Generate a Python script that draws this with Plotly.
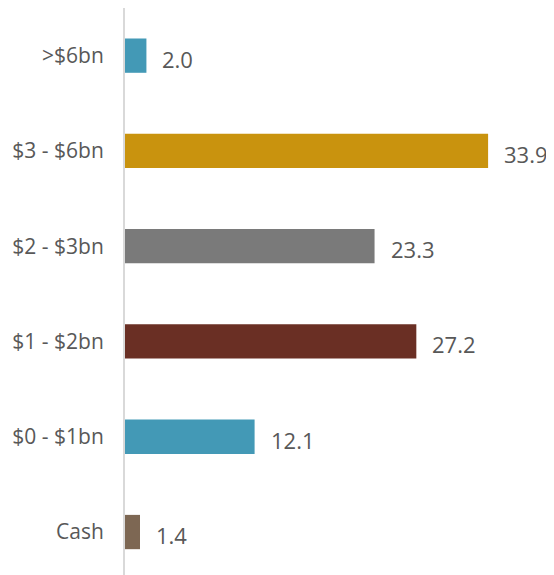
import plotly.graph_objects as go

categories = [">$6bn", "$3 - $6bn", "$2 - $3bn", "$1 - $2bn", "$0 - $1bn", "Cash"]
values = [2.0, 33.9, 23.3, 27.2, 12.1, 1.4]
value_labels = ["2.0", "33.9", "23.3", "27.2", "12.1", "1.4"]
colors = ["#4399b6", "#c9930e", "#7a7a7a", "#6a2f24", "#4399b6", "#7d6753"]

FONT = "Open Sans, Lato, sans-serif"

fig = go.Figure()
fig.add_trace(go.Bar(
    y=categories, x=values, orientation="h",
    marker=dict(color=colors, line=dict(width=0)),
    width=0.36, hoverinfo="skip",
))

for cat, v, lab in zip(categories, values, value_labels):
    fig.add_annotation(x=v, y=cat, text=lab, showarrow=False,
                       xanchor="left", yanchor="middle", xshift=14, yshift=-3,
                       font=dict(family=FONT, size=22, color="#585858"))

fig.update_layout(
    width=554, height=575,
    margin=dict(l=117, r=0, t=0, b=0),
    paper_bgcolor="white", plot_bgcolor="white",
    showlegend=False,
    font=dict(family=FONT, color="#585858"),
    xaxis=dict(range=[0, 40.8], visible=False, showgrid=False, zeroline=False),
    yaxis=dict(
        type="category",
        categoryorder="array",
        categoryarray=list(reversed(categories)),
        range=[-0.535, 5.5],
        showline=True, linecolor="#d9d9d9", linewidth=2,
        showgrid=False, zeroline=False,
        ticks="", ticklabelstandoff=15,
        tickfont=dict(size=21, color="#585858"),
    ),
)

fig.write_html("out.html")
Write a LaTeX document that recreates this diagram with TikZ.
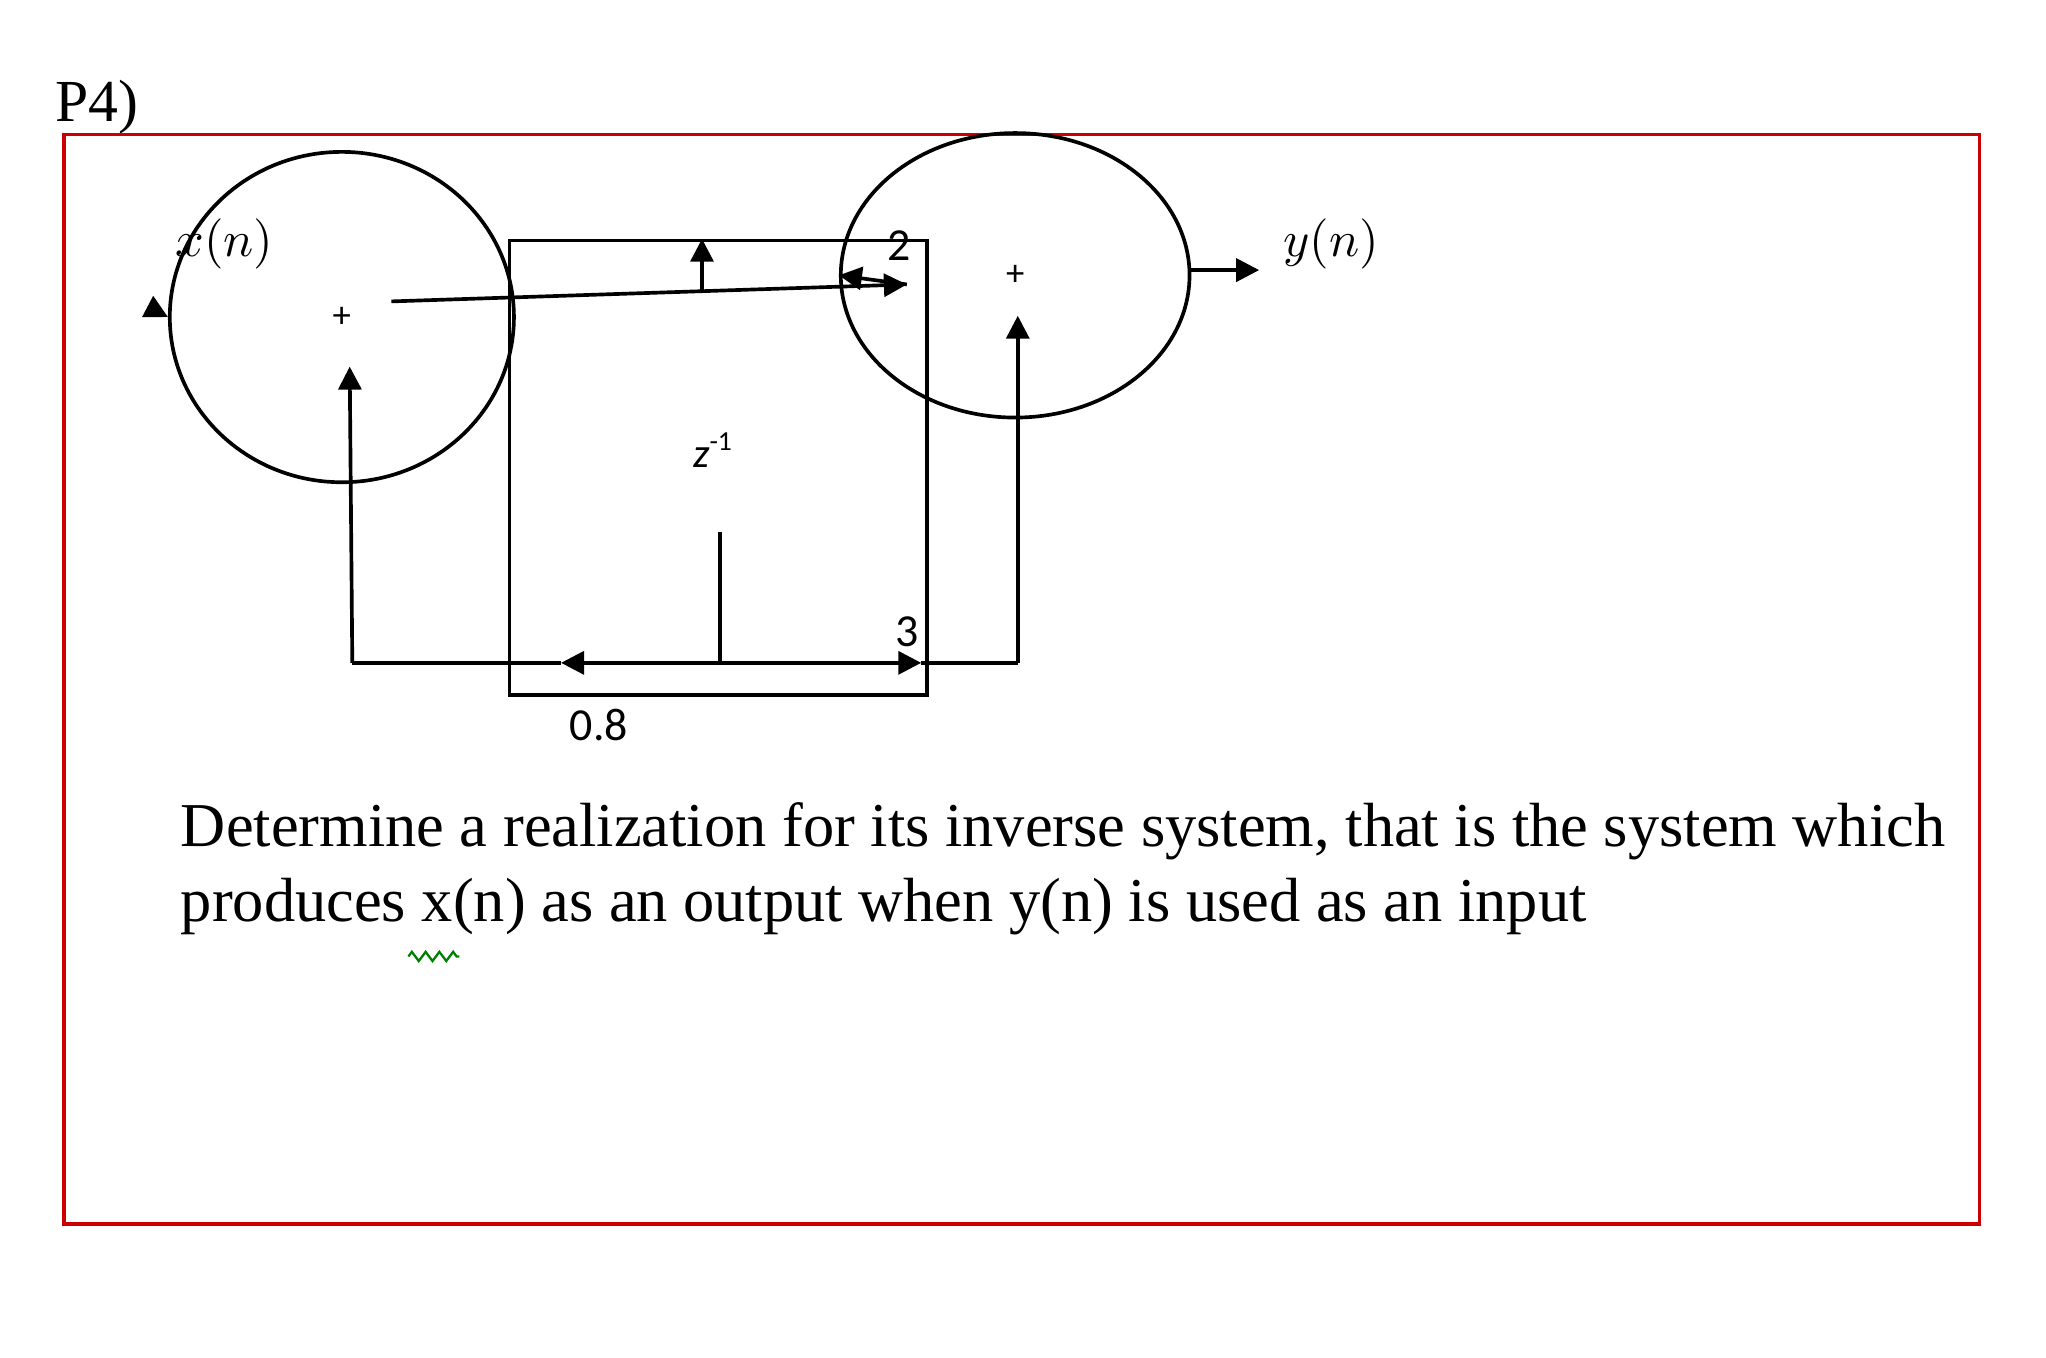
* * * *
• STATED TASK
Take the entries shown above and quote them verbatim, passing over the pictures.

• RESULT FOR THIS TASK
Generate a Python script that draws this with Plotly.
import plotly.graph_objects as go

categories = [">$6bn", "$3 - $6bn", "$2 - $3bn", "$1 - $2bn", "$0 - $1bn", "Cash"]
values = [2.0, 33.9, 23.3, 27.2, 12.1, 1.4]
value_labels = ["2.0", "33.9", "23.3", "27.2", "12.1", "1.4"]
colors = ["#4399b6", "#c9930e", "#7a7a7a", "#6a2f24", "#4399b6", "#7d6753"]

FONT = "Open Sans, Lato, sans-serif"

fig = go.Figure()
fig.add_trace(go.Bar(
    y=categories, x=values, orientation="h",
    marker=dict(color=colors, line=dict(width=0)),
    width=0.36, hoverinfo="skip",
))

for cat, v, lab in zip(categories, values, value_labels):
    fig.add_annotation(x=v, y=cat, text=lab, showarrow=False,
                       xanchor="left", yanchor="middle", xshift=14, yshift=-3,
                       font=dict(family=FONT, size=22, color="#585858"))

fig.update_layout(
    width=554, height=575,
    margin=dict(l=117, r=0, t=0, b=0),
    paper_bgcolor="white", plot_bgcolor="white",
    showlegend=False,
    font=dict(family=FONT, color="#585858"),
    xaxis=dict(range=[0, 40.8], visible=False, showgrid=False, zeroline=False),
    yaxis=dict(
        type="category",
        categoryorder="array",
        categoryarray=list(reversed(categories)),
        range=[-0.535, 5.5],
        showline=True, linecolor="#d9d9d9", linewidth=2,
        showgrid=False, zeroline=False,
        ticks="", ticklabelstandoff=15,
        tickfont=dict(size=21, color="#585858"),
    ),
)

fig.write_html("out.html")
Write a LaTeX document that recreates this diagram with TikZ.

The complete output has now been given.